The Rise of Mass Advertising

The Rise of Mass Advertising
Author: Anat Rosenberg
Publisher: Oxford University Press
Total Pages: 427
Release: 2022-08-25
Genre: History
ISBN: 0192674773

This is an open access title available under the terms of a CC BY-NC-ND 4.0 International licence. It is free to read at Oxford Scholarship Online and offered as a free PDF download from OUP and selected open access locations. The Rise of Mass Advertising is a first cultural legal history of advertising in Britain, tracing the rise of mass advertising c.1840-1914 and its legal shaping. The emergence of this new system disrupted the perceived foundations of modernity. The idea that culture was organized by identifiable fields of knowledge, experience, and authority came under strain as advertisers claimed to share values with the era's most prominent fields, including news, art, science, and religiously inflected morality.
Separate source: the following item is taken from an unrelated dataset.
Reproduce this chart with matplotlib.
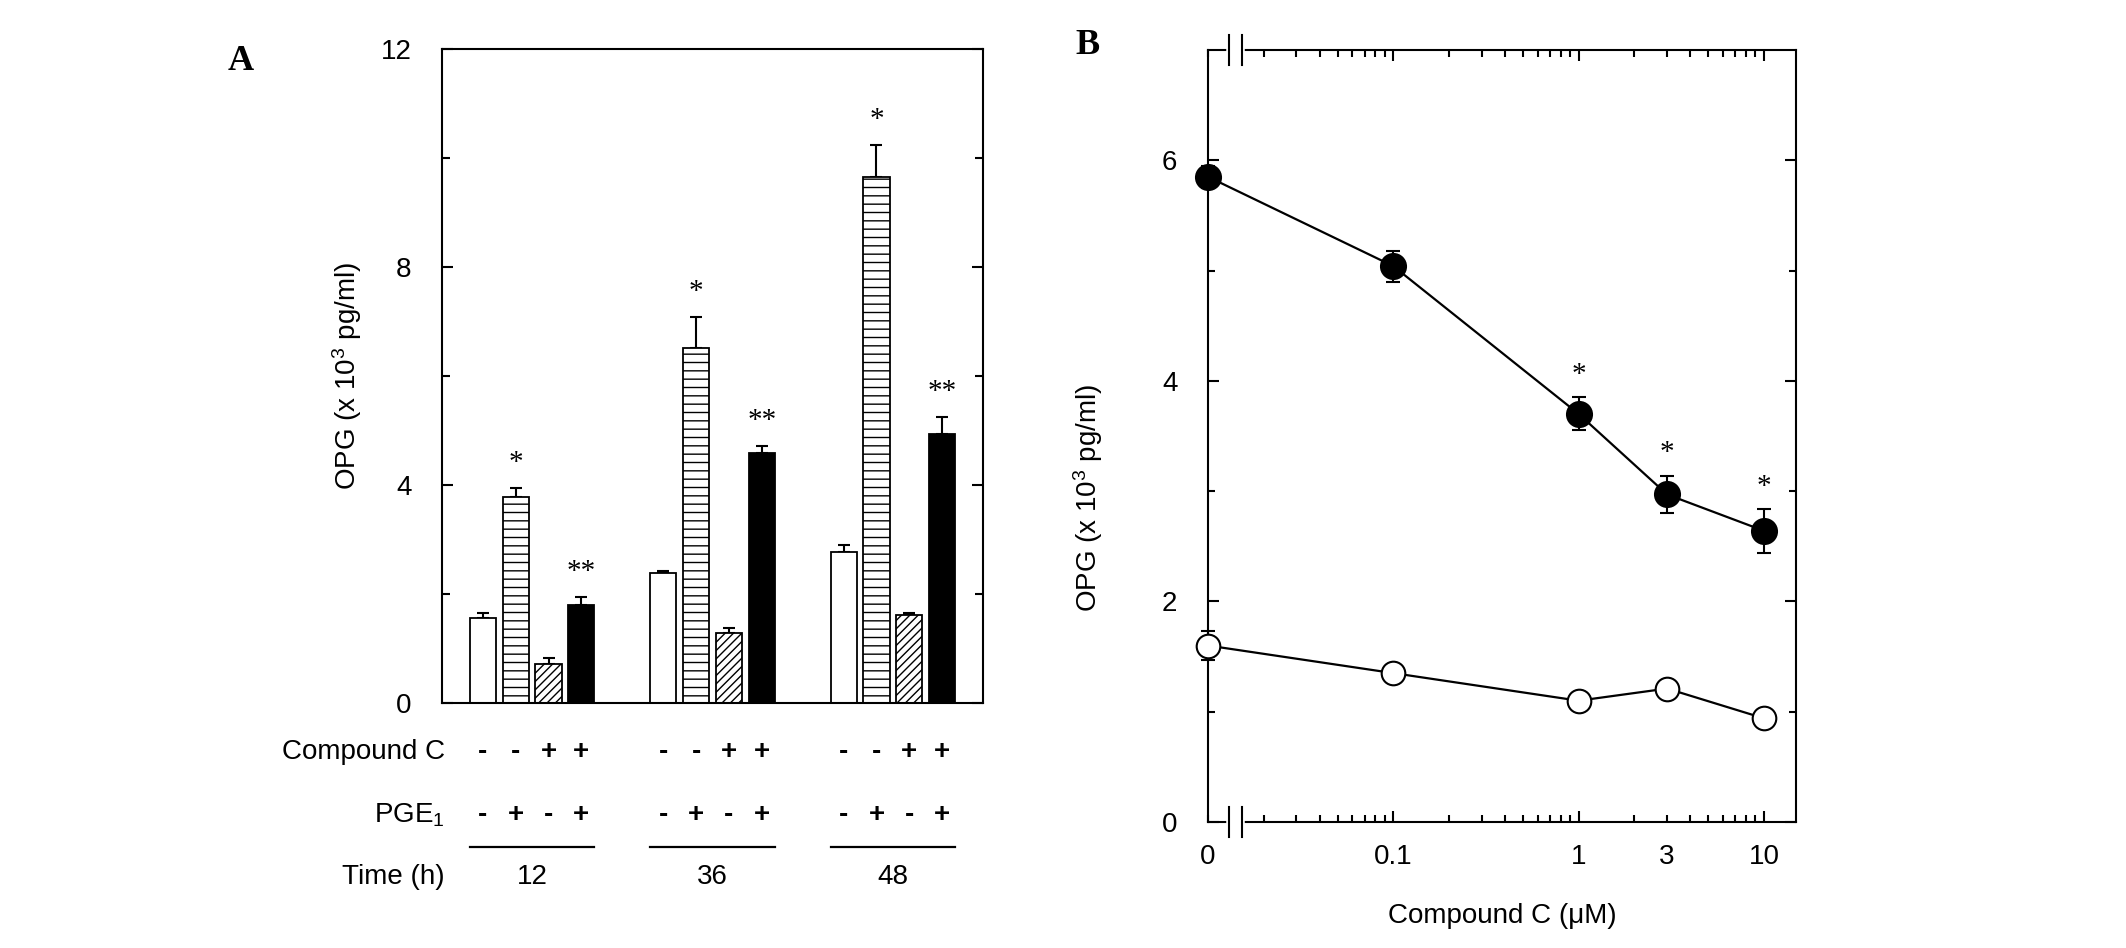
import numpy as np
import matplotlib
matplotlib.use("Agg")
import matplotlib.pyplot as plt
from matplotlib.transforms import blended_transform_factory

plt.rcParams['font.family'] = ['Liberation Sans', 'DejaVu Sans']
plt.rcParams['mathtext.default'] = 'regular'
plt.rcParams['hatch.linewidth'] = 1.0

# ---- panel A data ----
times = ['12', '36', '48']
compound_c_signs = ['-', '-', '+', '+']
pge1_signs = ['-', '+', '-', '+']

control = [1.56, 2.39, 2.78]
control_err = [0.09, 0.03, 0.12]
pge1_only = [3.78, 6.51, 9.65]
pge1_only_err = [0.17, 0.57, 0.58]
cc_only = [0.72, 1.28, 1.62]
cc_only_err = [0.10, 0.10, 0.03]
cc_pge1 = [1.80, 4.58, 4.93]
cc_pge1_err = [0.14, 0.13, 0.32]

# ---- panel B data ----
dose_labels = ['0', '0.1', '1', '3', '10']
dose = [0.01, 0.1, 1, 3, 10]        # 0 drawn at the axis break position
with_pge1 = [5.85, 5.04, 3.70, 2.97, 2.64]
with_pge1_err = [0.10, 0.14, 0.15, 0.17, 0.20]
without_pge1 = [1.60, 1.35, 1.10, 1.21, 0.94]
without_pge1_err = [0.13, 0.04, 0.03, 0.03, 0.03]
star_b = [False, False, True, True, True]

fig = plt.figure(figsize=(21.26, 9.48), dpi=100)

# ================= panel A =================
axA = fig.add_axes([0.2079, 0.2584, 0.2545, 0.6899])
group_step = 5.5
series = [
    (control, control_err, dict(facecolor='white', hatch=None), ''),
    (pge1_only, pge1_only_err, dict(facecolor='white', hatch='--'), '*'),
    (cc_only, cc_only_err, dict(facecolor='white', hatch='////'), ''),
    (cc_pge1, cc_pge1_err, dict(facecolor='black', hatch=None), '**'),
]
gx = np.arange(len(times)) * group_step
for i, (vals, errs, style, mark) in enumerate(series):
    x = gx + i
    axA.bar(x, vals, width=0.8, edgecolor='black', linewidth=1.3, zorder=2, **style)
    axA.errorbar(x, vals, yerr=[np.zeros(len(vals)), errs], fmt='none',
                 ecolor='black', elinewidth=1.5, capsize=4.5, capthick=1.5, zorder=1)
    if mark:
        for xi, v, e in zip(x, vals, errs):
            axA.annotate(mark, (xi, v + e), xytext=(0, 13), textcoords='offset points',
                         ha='center', va='baseline', fontsize=21,
                         family='Liberation Serif')

axA.set_xlim(-1.25, gx[-1] + 3 + 1.25)
axA.set_ylim(0, 12)
axA.set_yticks([0, 4, 8, 12])
axA.set_yticks([2, 6, 10], minor=True)
axA.set_xticks([])
axA.tick_params(axis='y', which='both', direction='in', right=True, labelsize=20, pad=22, width=1.5)
axA.tick_params(axis='y', which='major', length=8)
axA.tick_params(axis='y', which='minor', length=6)
for s in axA.spines.values():
    s.set_linewidth(1.5)
axA.set_ylabel('OPG (x 10$^3$ pg/ml)', fontsize=20)
axA.yaxis.set_label_coords(-0.145, 0.5)

# table below panel A
tr = blended_transform_factory(axA.transData, fig.transFigure)
row_y = {'cc': 0.2068, 'pge': 0.1403, 'line': 0.1065, 'time': 0.0749}
fig.text(0.2093, row_y['cc'], 'Compound C', ha='right', va='center', fontsize=20)
fig.text(0.2093, row_y['pge'], 'PGE$_1$', ha='right', va='center', fontsize=20)
fig.text(0.2093, row_y['time'], 'Time (h)', ha='right', va='center', fontsize=20)
for g, t in zip(gx, times):
    for i in range(4):
        axA.text(g + i, row_y['cc'], compound_c_signs[i], transform=tr, ha='center',
                 va='center', fontsize=20, fontweight='bold')
        axA.text(g + i, row_y['pge'], pge1_signs[i], transform=tr, ha='center',
                 va='center', fontsize=20, fontweight='bold')
    axA.plot([g - 0.4, g + 3.4], [row_y['line']] * 2, color='black', lw=1.6,
             transform=tr, clip_on=False)
    axA.text(g + 1.5, row_y['time'], t, transform=tr, ha='center', va='center', fontsize=20)

fig.text(0.1134, 0.935, 'A', fontsize=26, fontweight='bold', family='Liberation Serif',
         ha='center', va='center')

# ================= panel B =================
axB = fig.add_axes([0.5682, 0.1329, 0.2766, 0.8144])
axB.set_xscale('log')
axB.errorbar(dose, with_pge1, yerr=with_pge1_err, fmt='-o', color='black',
             markerfacecolor='black', markeredgecolor='black', markersize=18,
             markeredgewidth=1.5, lw=1.6, elinewidth=1.5, capsize=5, capthick=1.5,
             clip_on=False, zorder=3)
axB.errorbar(dose, without_pge1, yerr=without_pge1_err, fmt='-o', color='black',
             markerfacecolor='white', markeredgecolor='black', markersize=17,
             markeredgewidth=1.5, lw=1.6, elinewidth=1.5, capsize=5, capthick=1.5,
             clip_on=False, zorder=3)
for d, v, e, s in zip(dose, with_pge1, with_pge1_err, star_b):
    if s:
        axB.annotate('*', (d, v + e), xytext=(0, 11), textcoords='offset points',
                     ha='center', va='baseline', fontsize=21, family='Liberation Serif')

axB.set_xlim(0.01, 14.9)
axB.set_ylim(0, 7)
axB.set_xticks([0.1, 1, 10], labels=['0.1', '1', '10'])
minor = [0.01] + [k * 0.01 for k in range(2, 10)] + [k * 0.1 for k in range(2, 10)] \
    + [k * 1.0 for k in range(2, 10)]
minor_labels = ['0'] + [''] * 8 + [''] * 8 + ['', '3'] + [''] * 6
axB.set_xticks(minor, labels=minor_labels, minor=True)
axB.set_yticks([0, 2, 4, 6])
axB.set_yticks([1, 3, 5], minor=True)
axB.tick_params(axis='both', which='both', direction='in', top=True, right=True,
                labelsize=20, width=1.5)
axB.tick_params(axis='x', which='both', pad=16)
axB.tick_params(axis='y', which='both', pad=22)
axB.tick_params(which='major', length=8)
axB.tick_params(which='minor', length=5)
for s in axB.spines.values():
    s.set_linewidth(1.5)
axB.set_ylabel('OPG (x 10$^3$ pg/ml)', fontsize=20)
axB.yaxis.set_label_coords(-0.175, 0.42)
axB.set_xlabel('Compound C (μM)', fontsize=20)
axB.xaxis.set_label_coords(0.5, -0.105)

# axis break marks
brk = blended_transform_factory(axB.transData, axB.transAxes)
b0, b1 = 0.0130, 0.0153
for yy in (0, 1):
    axB.plot([b0, b1], [yy, yy], color='white', lw=4, transform=brk, clip_on=False, zorder=5)
    for bx in (b0, b1):
        axB.plot([bx, bx], [yy - 0.02, yy + 0.02], color='black', lw=1.5,
                 transform=brk, clip_on=False, zorder=6)

fig.text(0.5113, 0.952, 'B', fontsize=26, fontweight='bold', family='Liberation Serif',
         ha='center', va='center')

fig.savefig('out.png', dpi=100)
While cultural boundaries grew blurry, the assumption that the world was becoming progressively disenchanted was undermined, as enchanted experiences multiplied with the transformation of everyday environments by advertising. Magical thinking, a dwelling in mysteries, searches for transfiguration, affective connection between humans and things, and powerful fantasy disrupted assumptions that the capitalist economy was a victory of reason. The Rise of Mass Advertising examines how contemporaries came to terms with the disruptive impact by mobilizing legal processes, powers, and concepts. Law was implicated in performing boundary work that preserved the modern sense of field distinctions. Advertising's cultural meanings and its organization were shaped dialectically vis-à-vis other fields in a process that mainstreamed and legitimized it with legal means, but also construed it as an inferior simulation of the values of a progressive modernity, exhibiting epistemological shortfalls and aesthetic compromises that marked it apart from adjacent fields. The dual treatment meanwhile disavowed the central role of enchantment, in what amounted to a normative enterprise of disenchantment. One of the ironies of this enterprise was that it ultimately drove professional advertisers to embrace enchantment as their peculiar expertise. The analysis draws on an extensive archive that bridges disciplinary divides. It offers a novel methodological approach to the study of advertising, which brings together the history of capitalism, the history of knowledge, and the history of modern disenchantment, and yields a new account of advertising's significance for modernity.